Given the surface $z = f(x,y)$, with parameterization $x = u + v^2$, $y = u^2 - v^3$, $z = 2uv$ near the point $(3,3,4)$ which corresponds to the point $(2,1)$ in the $uv$-plane, find $\frac{\partial^2 f}{\partial x \partial y}(3,3)$.
I'm familiar with using Jacobians to find first partial derivatives, but not how to find higher order partial derivatives of multivariate implicit functions.

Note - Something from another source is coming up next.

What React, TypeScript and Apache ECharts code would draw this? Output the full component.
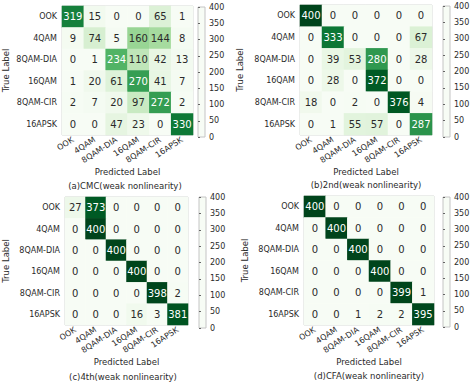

By the Inverse Function Theorem, the equations $x=u+v^2$ and $y=u^2-v^3$ locally define $u$ and $v$ as $C^1$ functions of $x$ and $y$ near the point in question, since $x(u,v)=u+v^2$ and $y(u,v)=u^2-v^3$ are functions of class $C^1$ and the Jacobian determinant $$ \begin{vmatrix} x_u & x_v \\ y_u & y_v \end{vmatrix} = \begin{vmatrix} 1 & 2v \\ 2u & -3v^2 \end{vmatrix} = - (3v^2 + 4uv) $$ is nonzero at the point $(u,v)=(2,1)$.
The partial derivatives of the inverse functions $u(x,y)$ and $v(x,y)$ are given by $$ \begin{pmatrix} u_x & u_y \\ v_x & v_y \end{pmatrix} = \begin{pmatrix} x_u & x_v \\ y_u & y_v \end{pmatrix}^{-1} = \begin{pmatrix} 1 & 2v \\ 2u & -3v^2 \end{pmatrix}^{-1} = \frac{1}{3v^2 + 4uv} \begin{pmatrix} 3v^2 & 2v \\ 2u & -1 \end{pmatrix} , $$ from which we read off $$ u_x = \frac{3v^2}{3v^2 + 4uv} , $$ and so on.
The formulas $z=f(x,y)$ and $z=2uv$ say that $f$ is simply $$ f(x,y) = 2 \,u(x,y) \, v(x,y) , $$ so $$ f_{xy} = 2 (u_{xy} v + u_x v_y + u_y v_x + u v_{xy}) . $$ In this expression, we already know everything except $u_{xy}$ and $v_{xy}$. From the chain rule, we get $$ u_{xy} = (u_x)_{y} = (u_x)_u \, u_y + (u_x)_v \, v_y = \frac{\partial}{\partial u} \left( \frac{3v^2}{3v^2 + 4uv} \right) \, u_y + \frac{\partial}{\partial v} \left( \frac{3v^2}{3v^2 + 4uv} \right) \, v_y = \cdots $$ and similarly for $v_{xy}$. I'll leave it to you to complete the computation, and to insert $(u,v)=(2,1)$ to get $f_{xy}(3,3)$.